6. **The Simple Math Behind It:** This isn't just a coincidence! It's a cool math fact: if you have two numbers that always add up to the same total (like our length + width = 10), to make their product (their area) as big as possible, those two numbers need to be as close to each other as possible. The closest they can be is when they are exactly equal! When the length and width of a rectangle are equal, that's what we call a square. So, a square always gives you the most area for a given perimeter!

Alternative answer

Answer: The square has the greatest area among all rectangles with the same perimeter.

Explain
This is a question about **rectangles and their areas** when the **perimeter is fixed**. The solving step is:

1. **Understand the Problem:** We want to figure out if a square or a non-square rectangle (which is usually longer on one side and shorter on the other) can hold more space (have a bigger area) if they all have the same perimeter (the total distance around their edges).

2. **Let's Try with an Example (Finding a Pattern):**
Imagine we have a string that's 20 units long.
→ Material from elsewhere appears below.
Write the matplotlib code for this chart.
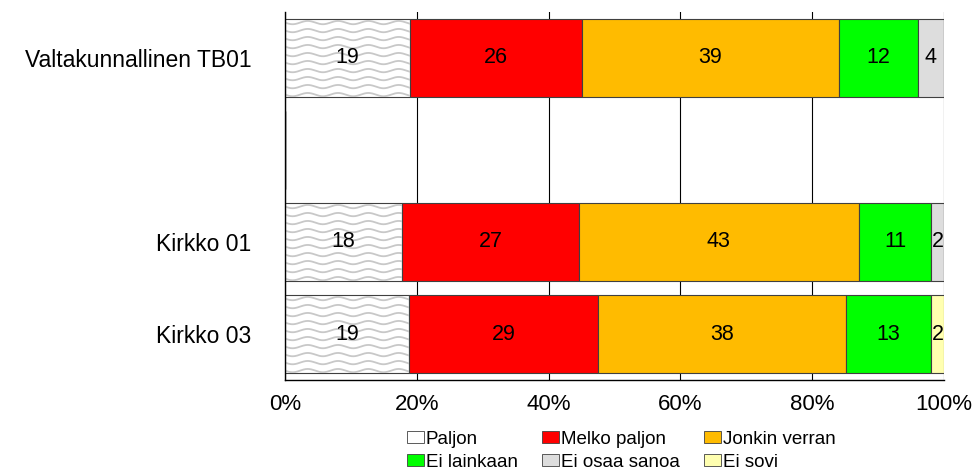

This string will be the perimeter for all our rectangles.
For any rectangle, the sum of its length (L) and width (W) is always half of the perimeter. So, for our 20-unit string, L + W = 20 / 2 = 10 units.

Now, let's try different pairs of L and W that add up to 10, and see what area (Area = L * W) they create:
* If L = 1 unit, then W = 9 units (because 1 + 9 = 10). Area = 1 * 9 = 9 square units. (This rectangle is very long and skinny!)
* If L = 2 units, then W = 8 units (because 2 + 8 = 10). Area = 2 * 8 = 16 square units. (That's bigger!)
* If L = 3 units, then W = 7 units (because 3 + 7 = 10). Area = 3 * 7 = 21 square units. (Even bigger!)
* If L = 4 units, then W = 6 units (because 4 + 6 = 10). Area = 4 * 6 = 24 square units. (Still bigger!)
* If L = 5 units, then W = 5 units (because 5 + 5 = 10). Area = 5 * 5 = 25 square units. (Wow, this is the biggest so far! And guess what? When L and W are the same, it's a square!)

3. **Observe the Pattern:** When we compare the areas (9, 16, 21, 24, 25), we can see that the area kept getting larger as the length and width of the rectangle got closer and closer to being equal. The biggest area happened when the length and width were exactly the same (5 by 5), which means the rectangle was a square! If we tried L=6 and W=4, the area would be 24 again, which is smaller than 25.

4. **General Idea:** This pattern holds true for any perimeter! When you have a fixed sum for two numbers (like the length and width of a rectangle, which add up to half the perimeter), their product (the area) will be the biggest when those two numbers are as close to each other as possible. And for a rectangle, when the length and width are equal, it's called a square! So, a square is the "most balanced" way to make a rectangle with a given perimeter, giving it the largest possible area.